A improvisação total, ou seja, a música feita sem qualquer acordo prévio entre os músicos que não o de confiarem uns nos outros, é frequentemente tida como uma música difícil de seguir, espinhosa, acre. O facto de os músicos abdicarem de convenções em relação à melodia e ao ritmo e de comporem os elementos musicais no momento, ao mesmo tempo que os interpretam, gera por vezes uma música pica-miolos, imprópria para o grosso da sociedade. Isto foi sempre assim: o bebop foi agressivo para os fãs do swing e o modal de Coltrane impenetrável para o bopper. Contudo, a música totalmente improvisada não é, como o “jazz populi” crê, desprovida de estrutura, ritmo, melodia e, até, “groove”…

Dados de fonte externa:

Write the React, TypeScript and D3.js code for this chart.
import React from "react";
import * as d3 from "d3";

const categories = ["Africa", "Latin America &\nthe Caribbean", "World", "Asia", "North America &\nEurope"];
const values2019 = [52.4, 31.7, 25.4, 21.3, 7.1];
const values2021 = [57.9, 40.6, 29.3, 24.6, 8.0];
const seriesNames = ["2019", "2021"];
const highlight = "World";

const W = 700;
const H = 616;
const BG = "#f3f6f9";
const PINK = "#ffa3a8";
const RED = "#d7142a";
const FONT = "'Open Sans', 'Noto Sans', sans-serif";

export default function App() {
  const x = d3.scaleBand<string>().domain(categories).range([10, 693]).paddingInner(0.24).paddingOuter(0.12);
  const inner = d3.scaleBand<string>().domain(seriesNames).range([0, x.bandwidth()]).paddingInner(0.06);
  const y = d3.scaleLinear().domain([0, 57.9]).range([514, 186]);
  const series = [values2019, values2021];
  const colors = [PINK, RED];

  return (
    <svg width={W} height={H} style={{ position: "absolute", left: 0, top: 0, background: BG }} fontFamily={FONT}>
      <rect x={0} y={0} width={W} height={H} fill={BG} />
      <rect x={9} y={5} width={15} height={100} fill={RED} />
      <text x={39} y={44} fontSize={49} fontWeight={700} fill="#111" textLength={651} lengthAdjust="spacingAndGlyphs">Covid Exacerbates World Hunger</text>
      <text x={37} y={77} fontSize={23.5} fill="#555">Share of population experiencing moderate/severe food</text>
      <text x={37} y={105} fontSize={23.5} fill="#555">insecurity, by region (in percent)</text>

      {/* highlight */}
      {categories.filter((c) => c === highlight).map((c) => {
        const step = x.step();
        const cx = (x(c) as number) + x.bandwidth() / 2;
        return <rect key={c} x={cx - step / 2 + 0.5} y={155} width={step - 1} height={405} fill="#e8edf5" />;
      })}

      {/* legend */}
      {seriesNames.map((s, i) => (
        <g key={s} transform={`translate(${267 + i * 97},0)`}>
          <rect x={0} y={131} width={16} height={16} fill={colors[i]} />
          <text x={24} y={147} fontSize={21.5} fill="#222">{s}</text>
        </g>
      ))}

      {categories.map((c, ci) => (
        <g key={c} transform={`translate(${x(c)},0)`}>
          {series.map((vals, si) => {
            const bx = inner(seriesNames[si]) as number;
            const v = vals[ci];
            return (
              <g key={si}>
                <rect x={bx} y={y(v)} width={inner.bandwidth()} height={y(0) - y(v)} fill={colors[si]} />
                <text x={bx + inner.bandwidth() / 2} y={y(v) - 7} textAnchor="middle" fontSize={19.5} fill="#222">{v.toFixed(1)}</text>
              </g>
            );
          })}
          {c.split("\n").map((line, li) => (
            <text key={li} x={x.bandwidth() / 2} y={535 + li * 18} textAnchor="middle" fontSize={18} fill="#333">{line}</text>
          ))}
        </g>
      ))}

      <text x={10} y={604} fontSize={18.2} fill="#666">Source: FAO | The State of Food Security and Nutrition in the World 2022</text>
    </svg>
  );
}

O novo disco de Chris Pitsiokos, Susana Santos Silva e Torbjörn Zetterberg é um excelente exemplo de como é possível fazer alguma coisa do nada. Essa alguma coisa é uma música simpática, quente, swingante e cheia de combinações entre os músicos, com estes a desenvolverem as ideias uns dos outros. O contrabaixo de Torbjörn está ao mesmo nível dos sopros e isso dá à música uma apresentação particular em que o instrumento grave não sustenta e ritma: é uma voz grave num trio com dois metais agudos, que tocam magnificamente, com um enorme sentido e com beleza, sendo capazes de permanentemente se ouvirem e de tirarem o melhor do conjunto. Sinergia por definição.

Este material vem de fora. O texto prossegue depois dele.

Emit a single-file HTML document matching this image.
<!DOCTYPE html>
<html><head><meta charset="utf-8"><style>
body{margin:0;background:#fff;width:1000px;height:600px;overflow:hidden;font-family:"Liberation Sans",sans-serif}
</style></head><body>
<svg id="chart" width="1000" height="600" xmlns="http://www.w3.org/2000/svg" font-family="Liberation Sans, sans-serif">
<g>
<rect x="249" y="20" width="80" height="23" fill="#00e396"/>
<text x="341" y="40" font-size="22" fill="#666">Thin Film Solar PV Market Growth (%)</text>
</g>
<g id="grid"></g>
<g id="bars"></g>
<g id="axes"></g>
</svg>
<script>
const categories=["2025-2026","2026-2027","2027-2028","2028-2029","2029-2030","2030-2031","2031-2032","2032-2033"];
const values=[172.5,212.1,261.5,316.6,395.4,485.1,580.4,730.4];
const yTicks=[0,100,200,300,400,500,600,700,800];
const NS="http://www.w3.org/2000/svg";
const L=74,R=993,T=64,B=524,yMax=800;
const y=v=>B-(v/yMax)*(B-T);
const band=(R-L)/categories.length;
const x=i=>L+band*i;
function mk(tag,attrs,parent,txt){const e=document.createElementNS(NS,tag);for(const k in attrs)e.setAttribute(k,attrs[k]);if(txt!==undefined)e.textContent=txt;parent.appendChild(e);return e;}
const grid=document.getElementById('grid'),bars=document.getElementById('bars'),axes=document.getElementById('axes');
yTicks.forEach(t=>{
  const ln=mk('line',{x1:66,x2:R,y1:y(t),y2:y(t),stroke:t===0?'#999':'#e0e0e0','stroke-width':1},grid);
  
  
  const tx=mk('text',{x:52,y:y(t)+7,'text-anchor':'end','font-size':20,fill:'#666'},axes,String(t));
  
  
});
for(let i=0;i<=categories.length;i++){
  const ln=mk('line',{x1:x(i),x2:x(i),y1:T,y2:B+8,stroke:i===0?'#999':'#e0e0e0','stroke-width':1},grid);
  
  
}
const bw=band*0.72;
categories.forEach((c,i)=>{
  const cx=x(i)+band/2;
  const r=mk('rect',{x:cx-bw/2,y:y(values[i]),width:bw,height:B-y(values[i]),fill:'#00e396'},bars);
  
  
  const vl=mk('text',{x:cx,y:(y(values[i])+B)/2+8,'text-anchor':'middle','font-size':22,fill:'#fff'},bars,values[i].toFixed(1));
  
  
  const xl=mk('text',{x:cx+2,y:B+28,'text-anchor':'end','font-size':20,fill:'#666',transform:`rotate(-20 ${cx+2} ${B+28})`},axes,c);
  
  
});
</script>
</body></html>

Santos Silva é hoje um dos mais internacionais músicos portugueses, a viver em Estocolmo, com um merecido reconhecimento no panorama do jazz europeu e norte-americano. Tem um modo de tocar quente, humano, melodioso e é capaz de se adaptar com uma rapidez incrível aos mais diferentes universos sonoros e de intuir e responder em micro-segundos àquilo que está a ser proposto pelos outros membros. O nova-iorquino Chris Pitsiokos é um dos melhores altistas da actualidade, um saxofonista excelente que tem sido capaz de ocupar um lugar importante em vários mundos musicais, de Peter Evans a Lydia Lunch. O sueco Zetterberg é também uma referência e destaca-se como líder dos Hot Five, que incluem os sopros de Jonas Kullhamar e Per “Texas” Johansson.

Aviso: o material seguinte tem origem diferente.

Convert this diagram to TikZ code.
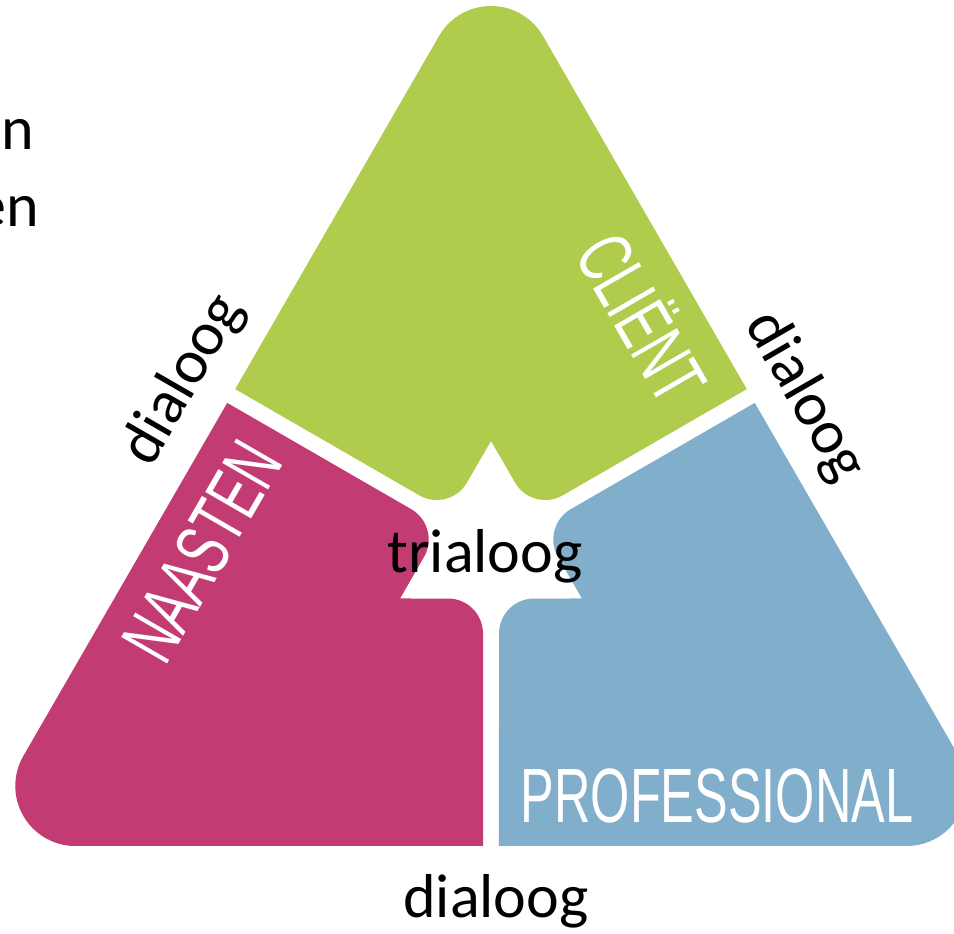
\documentclass[tikz,border=0pt]{standalone}
\usepackage{fontspec}
\usepackage{graphicx}
\newfontfamily\labelfont{Liberation Sans}
\newfontfamily\dialfont{Carlito}
\definecolor{cgreen}{RGB}{176,204,76}
\definecolor{cmag}{RGB}{194,59,114}
\definecolor{cblue}{RGB}{129,174,203}
\tikzset{
  lbl/.style={text=white, inner sep=0pt, font={\labelfont\fontsize{77}{82}\selectfont}, text height=55pt, text depth=0pt},
  dtxt/.style={text=black, inner sep=0pt, font={\dialfont\fontsize{62}{70}\selectfont}},
}
\begin{document}
\begin{tikzpicture}[x=1pt,y=1pt]
\useasboundingbox (0,0) rectangle (954,934);
\fill[white] (0,0) rectangle (954,934);
\clip (0,0) rectangle (954,934);
\foreach \ang/\col in {0/cgreen,120/cmag,-120/cblue}{
  \fill[\col, shift={(491,388)}, rotate=\ang]
    (-255.8,156.9) -- (-51.96,510.0)
    arc[start angle=150, end angle=30, radius=60]
    -- (255.8,156.9) -- (71.8,50.7)
    arc[start angle=300, end angle=210, radius=35]
    -- (0,105) -- (-24,63.5)
    arc[start angle=330, end angle=240, radius=35]
    -- cycle;
}
\node[lbl, rotate=-60] (client) at (642,616) {\scalebox{0.655}[1]{CLIËNT}};
\node[lbl, rotate=60] (naasten) at (201,383) {\scalebox{0.655}[1]{NAASTEN}};
\node[lbl] (prof) at (717,139) {\scalebox{0.655}[1]{PROFESSIONAL}};
\node[dtxt, anchor=base] (tria) at (485,361) {trialoog};
\node[dtxt, anchor=base] (dbottom) at (496,16) {dialoog};
\node[dtxt, rotate=60] (dleft) at (183.5,554) {dialoog};
\node[dtxt, rotate=-60] (dright) at (805,537) {dialoog};
\node[dtxt, anchor=base east] (cut1) at (34,784) {n};
\node[dtxt, anchor=base east] (cut2) at (39,707) {en};
\end{tikzpicture}
\end{document}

A música do trio anda devagar. Desenvolve-se com calma e com um grande sentido melódico. Por vezes tosse e é feita de coisas pequenas, de interjeições. Mais frequentemente, agarra em ideias melódicas ou em acontecimentos (agudos, ritmos, respirações) e as músicas mais longas surgem de um entendimento sobre aquele elemento. Com uma tranquilidade morna, “Child of Illusion” evolui com uma composição sofisticada e de ouvidos atentos e cultos na música do século XXI. Como se um católico fosse para o céu, sem pressas de lá chegar, a disfrutar da viagem, sem se importar muito com o destino.